Explanation of the theory

This moral theory states that everyone should act in their own self-interest. Even though we can act in the interests of others, we should always act only in our own interests. Ethical egoist may help their friends if they believe there is a long-term payoff or benefit doing so. One's self-interest is often best followed by allowing others to pursue their self-interest as well. Sacrificing one's short-term self-interest in order to maximize one's long-term self-interest is known as "rational self-interest."
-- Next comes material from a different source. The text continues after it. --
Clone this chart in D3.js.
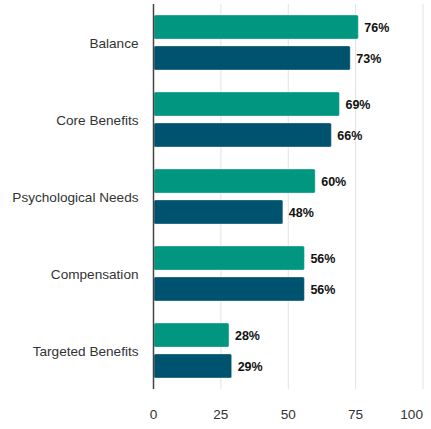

There are three types of egoism:

Personal Ethical Egoism

–"I am going to act only in my own interest, and everyone else can do whatever they want."
Individual Ethical Egoism

–"Everyone should act in my own interest."

Universal Ethical Egoism

–"Each individual should act in his or her own self interest."

My view about the theory

I believe that it's a situational theory that depends on the circumstances surrounding the issue, although people ought to maximize their own good, they seldom try to do so. I don't think that this apply all the time because if it did then it's going to result some problems as every individual would act in his/her interest which is not logical. If everyone is a consistent egoist, the egoist won't get the help they or others need. So in the interests of self-interest, an egoist must reject egoism, at least sometimes; in other words, the egoist must be inconsistent. The egoist really doesn't want everyone to be selfish all the time, because ethical egoism, if took over universally, would lead to undesirable social consequences.

Classifying the theory

Ethical egoism claims that the egoist holds the rightness of the actions that is determined by cost or worthiness of the consequence that affects the cause of the action .So it must be considered as consequential theory.